Short Bio: Dr. Evren Sirin is the Chief Tecnical Officer of Clark & Parsia, LLC. He is responsible for the ongoing design, maintenance, and implementation of the OWL 2 Description Logic Reasoner, Pellet. His areas of expertise
include automated reasoning for Web ontologies, Description Logic (DL) reasoning, and AI planning. Before joining C&P, Dr. Sirin was a graduate research assistant at the MINDSWAP research group directed by Prof.
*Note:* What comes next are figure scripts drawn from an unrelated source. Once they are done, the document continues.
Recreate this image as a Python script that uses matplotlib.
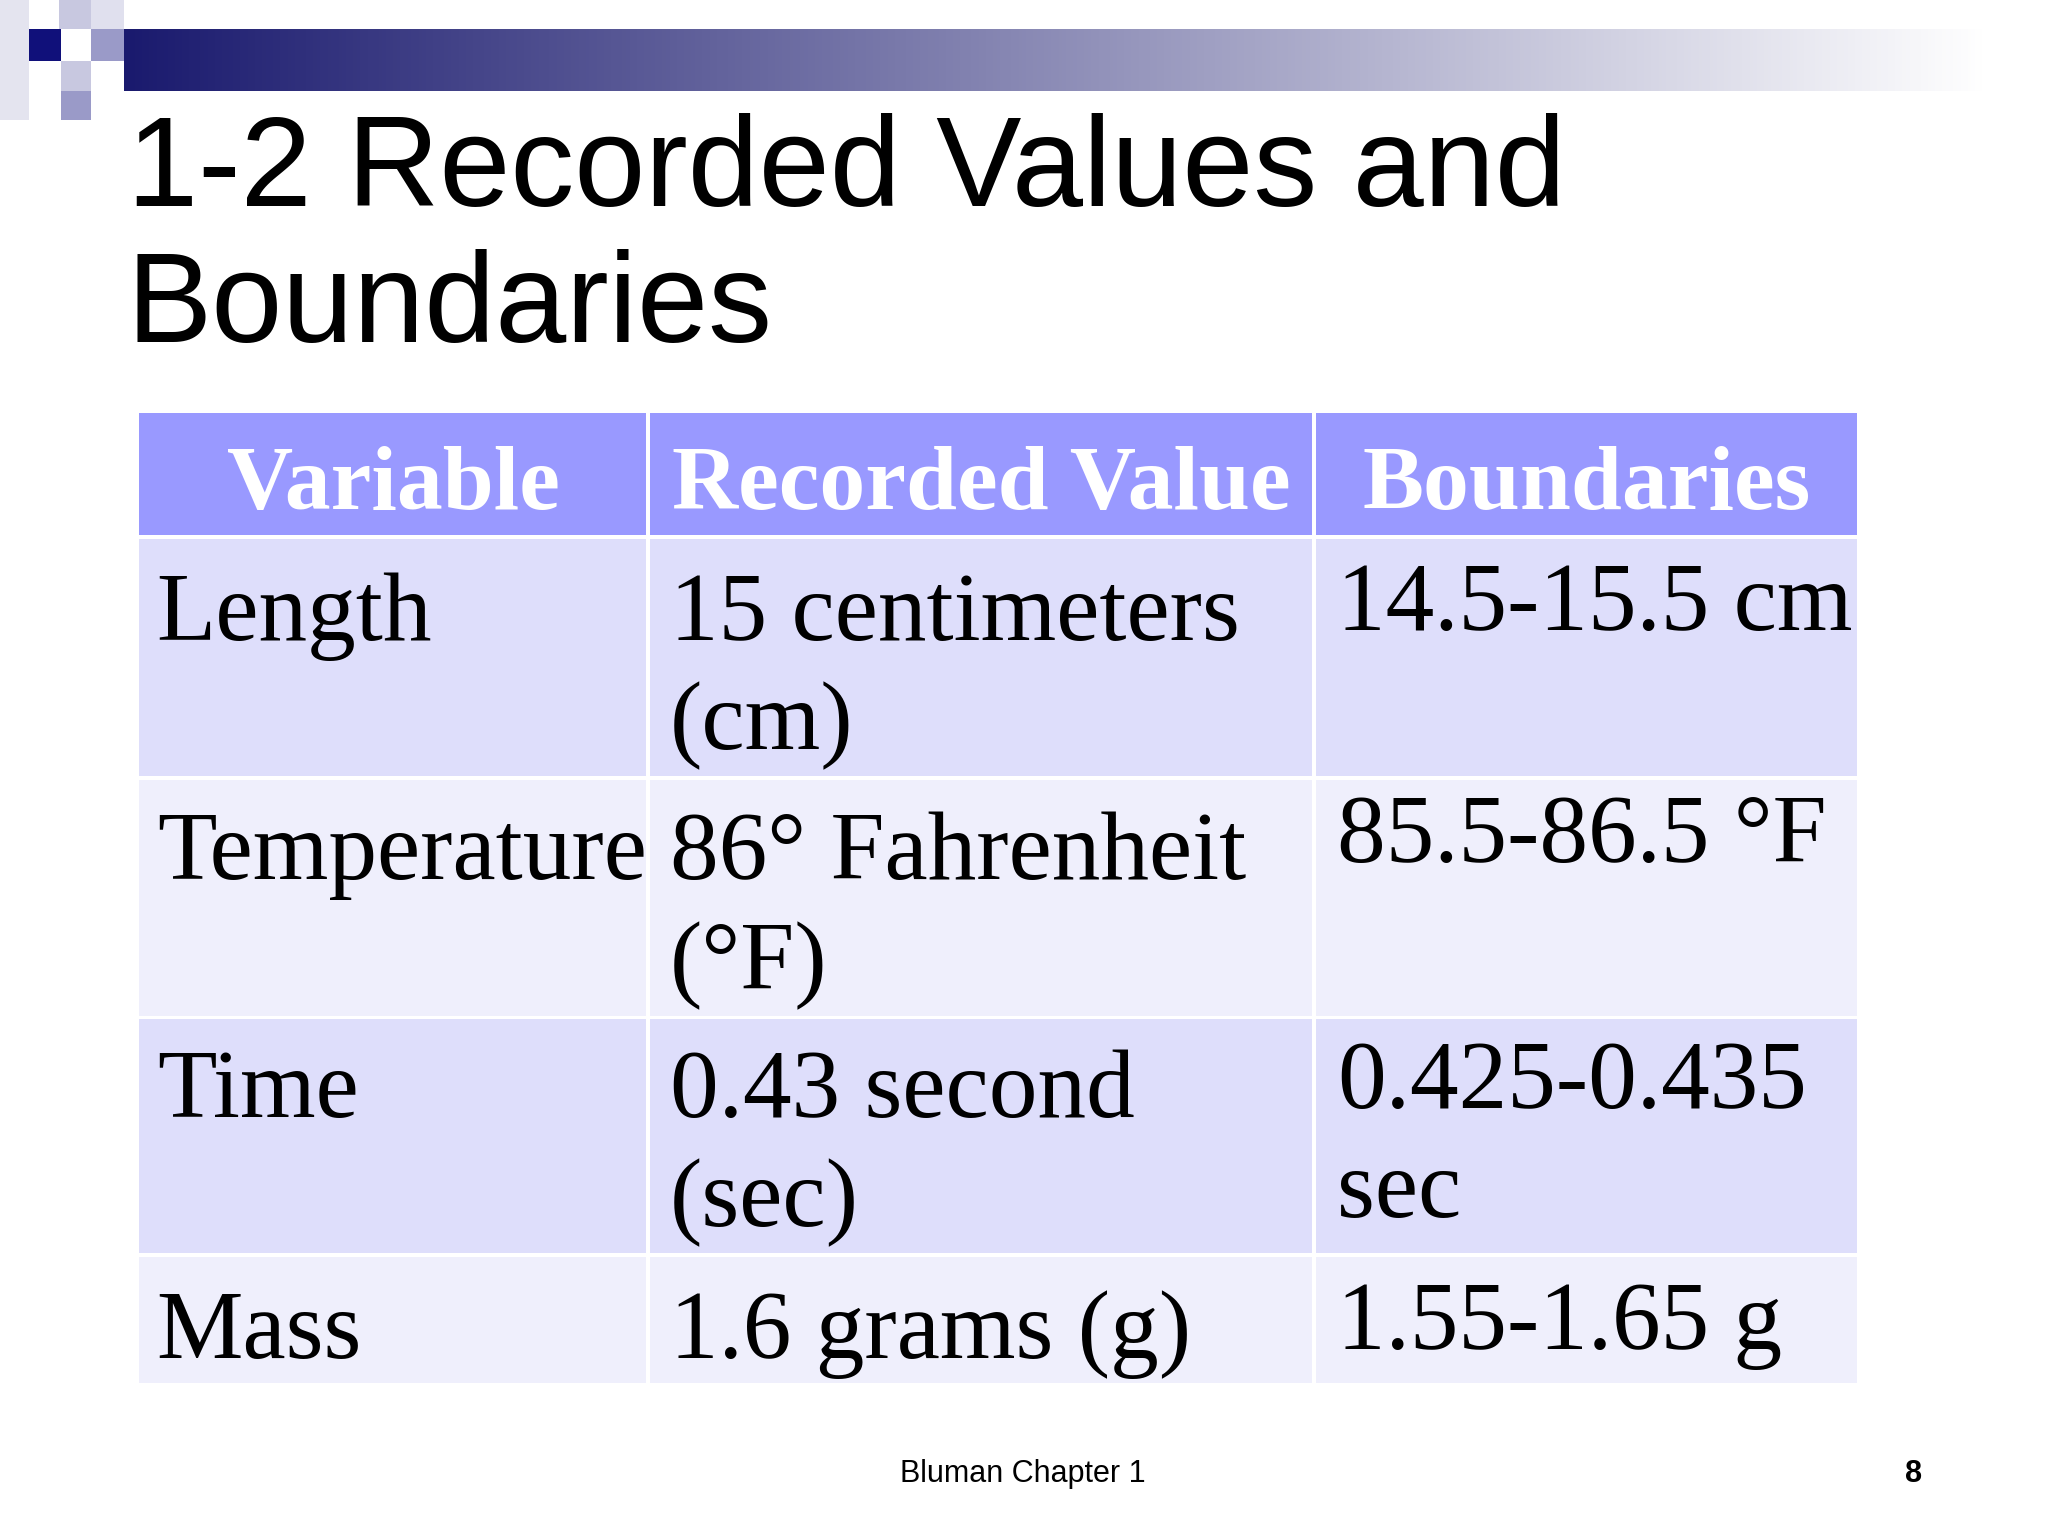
import matplotlib
matplotlib.use("Agg")
import matplotlib.pyplot as plt
import numpy as np
from matplotlib.patches import Rectangle

headers = ["Variable", "Recorded Value", "Boundaries"]
variables = ["Length", "Temperature", "Time", "Mass"]
recorded = [["15 centimeters", "(cm)"], ["86° Fahrenheit", "(°F)"], ["0.43 second", "(sec)"], ["1.6 grams (g)"]]
boundaries = [["14.5-15.5 cm"], ["85.5-86.5 °F"], ["0.425-0.435", "sec"], ["1.55-1.65 g"]]

W, H = 1568.0, 1176.0
fig = plt.figure(figsize=(20.48, 15.36), dpi=100)
fig.patch.set_facecolor("white")
def X(x): return x / W
def Y(y): return 1 - y / H
def rect(x0, y0, x1, y1, color, **kw):
    fig.patches.append(Rectangle((X(x0), Y(y1)), X(x1) - X(x0), Y(y0) - Y(y1),
                                 transform=fig.transFigure, facecolor=color, edgecolor="none", **kw))

# top gradient bar
ax_bar = fig.add_axes([X(95), Y(70), X(1520) - X(95), Y(22) - Y(70)])
ax_bar.axis("off")
grad = np.linspace(0, 1, 512)[None, :]
c0 = np.array([0x1a, 0x1a, 0x6e]) / 255
cols = (c0[None, None, :] * (1 - grad[..., None]) + np.ones(3)[None, None, :] * grad[..., None])
ax_bar.imshow(cols, aspect="auto", extent=[0, 1, 0, 1])
# decorative squares
rect(0, 0, 22, 92, "#e4e4ef")
rect(45, 0, 70, 22, "#c8c8e0")
rect(70, 0, 95, 22, "#e0e0ee")
rect(22, 22, 47, 47, "#10107a")
rect(70, 22, 95, 47, "#9a9ac8")
rect(47, 47, 70, 70, "#c8c8e0")
rect(47, 70, 70, 92, "#9a9ac8")

# title
fig.text(X(97), Y(158), "1-2 Recorded Values and", fontsize=92, family="Liberation Sans", va="baseline")
fig.text(X(97), Y(262), "Boundaries", fontsize=92, family="Liberation Sans", va="baseline")

# table
colx = [105, 496, 1006, 1423]
rowy = [315, 411, 596, 779, 961, 1060]
rowcol = ["#9999ff", "#dedefb", "#efeffc", "#dedefb", "#efeffc"]
g = 1.5
for r in range(5):
    for c in range(3):
        rect(colx[c] + g, rowy[r] + g, colx[c + 1] - g, rowy[r + 1] - g, rowcol[r])

serif = "Liberation Serif"
hx = [301, 751, 1215]
for h, x in zip(headers, hx):
    fig.text(X(x), Y(390), h, fontsize=66, family=serif, weight="bold", color="white",
             ha="center", va="baseline")

vb = [490, 673, 855, 1040]
bb = [482, 660, 848, 1033]
lh = 84
for i in range(4):
    fig.text(X(120), Y(vb[i]), variables[i], fontsize=70, family=serif, va="baseline")
    for j, line in enumerate(recorded[i]):
        fig.text(X(513), Y(vb[i] + j * lh), line, fontsize=70, family=serif, va="baseline")
    for j, line in enumerate(boundaries[i]):
        fig.text(X(1024), Y(bb[i] + j * lh), line, fontsize=70, family=serif, va="baseline")

fig.text(X(783), Y(1135), "Bluman Chapter 1", fontsize=22, family="Liberation Sans", ha="center", va="baseline")
fig.text(X(1465), Y(1135), "8", fontsize=22, family="Liberation Sans", weight="bold", ha="center", va="baseline")

fig.savefig("out.png", dpi=100)
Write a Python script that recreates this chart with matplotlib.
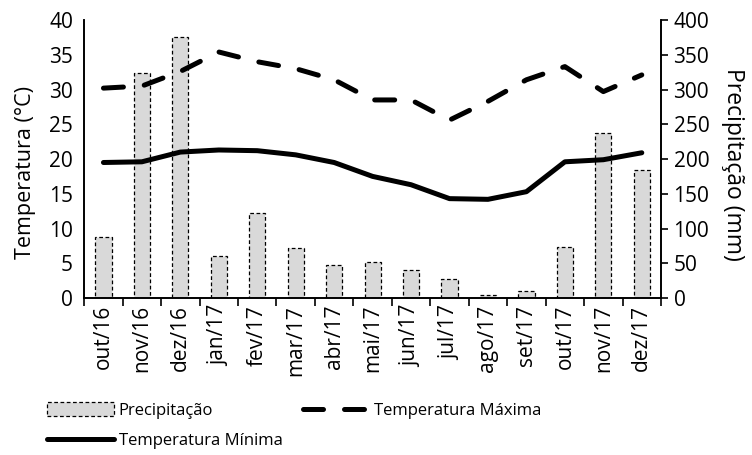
import numpy as np
import matplotlib.pyplot as plt

plt.rcParams['font.family'] = ['Open Sans', 'DejaVu Sans']

# dados mensais
meses = ['out/16', 'nov/16', 'dez/16', 'jan/17', 'fev/17', 'mar/17', 'abr/17',
         'mai/17', 'jun/17', 'jul/17', 'ago/17', 'set/17', 'out/17', 'nov/17', 'dez/17']
precip = [88, 324, 376, 60, 122, 72, 47, 52, 41, 27, 5, 10, 74, 237, 184]  # mm
t_max = [30.2, 30.5, 32.6, 35.4, 34.0, 33.0, 31.4, 28.5, 28.5, 25.6, 28.3, 31.4, 33.3, 29.7, 32.1]
t_min = [19.5, 19.6, 21.0, 21.3, 21.2, 20.6, 19.5, 17.5, 16.3, 14.3, 14.2, 15.3, 19.6, 19.9, 20.9]

x = np.arange(len(meses))

fig = plt.figure(figsize=(7.52, 4.55), dpi=100)
ax = fig.add_axes([0.112, 0.345, 0.767, 0.611])
ax2 = ax.twinx()

# barras de precipitacao no eixo da direita
barras = ax2.bar(x, precip, width=0.42, color='#d9d9d9', edgecolor='black',
                 linestyle=(0, (3, 2)), linewidth=0.9, zorder=1)
ax2.set_ylim(0, 400)
ax2.set_yticks(np.arange(0, 401, 50))

# temperaturas no eixo da esquerda (por cima das barras)
ax.set_zorder(ax2.get_zorder() + 1)
ax.patch.set_visible(False)
l_max, = ax.plot(x, t_max, color='black', linewidth=3.6, linestyle=(0, (4, 4.2)),
                 dash_capstyle='round')
l_min, = ax.plot(x, t_min, color='black', linewidth=3.6, solid_capstyle='round',
                 solid_joinstyle='round')
ax.set_ylim(0, 40)
ax.set_yticks(np.arange(0, 41, 5))
ax.set_xlim(-0.5, len(meses) - 0.5)

# ticks entre categorias, rotulos no centro
ax.set_xticks(x)
ax.set_xticklabels(meses, rotation=90, fontsize=15)
ax.set_xticks(np.arange(-0.5, len(meses)), minor=True)
ax.tick_params(axis='x', which='major', length=0, pad=5)
ax.tick_params(axis='x', which='minor', length=6, width=1.2)
ax.tick_params(axis='y', length=0, labelsize=15, pad=8)
ax2.tick_params(axis='y', length=5, width=1.2, labelsize=15, pad=4)

for a in (ax, ax2):
    a.spines['top'].set_visible(False)
    for s in ('left', 'right', 'bottom'):
        a.spines[s].set_linewidth(1.2)

ax.set_ylabel('Temperatura (°C)', fontsize=15.5)
ax.yaxis.set_label_coords(-0.083, 0.45)
ax2.set_ylabel('Precipitação (mm)', fontsize=16.5, rotation=-90, labelpad=26)
ax2.yaxis.label.set_y(0.48)

fig.legend([barras, l_min, l_max],
           ['Precipitação', 'Temperatura Mínima', 'Temperatura Máxima'],
           ncol=2, loc='lower left', bbox_to_anchor=(0.045, -0.016), frameon=False,
           fontsize=12, handlelength=4.0, handleheight=0.9, handletextpad=0.3,
           columnspacing=1.2, labelspacing=0.8, borderpad=0.3)

fig.savefig('out.png', dpi=100)
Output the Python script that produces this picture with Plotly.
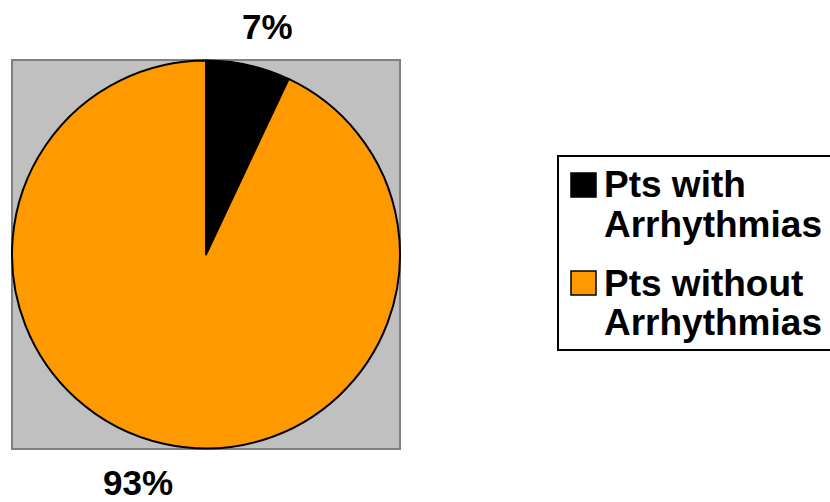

Jim Hendler and received his PhD thesis in Computer Science from University of Maryland, College Park in 2006. He authored many publications in top-tier journals and conferences about the Semantic Web and contributed to the standardization efforts for OWL and OWL-S.
 

TUTORIALS



axel
SPARQL1.1: new features and friends (OWL2, RIF)

Axel Polleres, Digital Enterprise Research Institute, National University of Ireland, Galway
Date: September 22, 14:00-17:30

Abstract:
In this Tutorial we will give an overview of new features in SPARQL 1.1 which the W3C is currently working on, as well as on the interplay with its "neighbour standards", OWL2 and RIF. We will also give a rough overview of existing implementations to play around with.

Short Bio:
Axel Polleres obtained his doctorate in Computer Science at the Vienna University of Technology in 2003. He worked at University Innsbruck from 2003-2006; at Universidad Rey Juan Carlos, Madrid from 2006-2007; and joined the National Univeristy of Ireland, Galway, in 2007 where he leads DERI’s Semantic Search research stream and heads the research unit for reasoning and querying. His research is focused on querying and reasoning about Ontologies, rules languages, logic programming, Semantic Web technologies and their applications. Axel has published more than 70 articles in journals, books, conference and workshop contributions on these topics. He actively contributes to international standardisation efforts such as the W3C’s Rule Interchange Format (RIF) working group and the W3C SPARQL working group, which he co-chairs.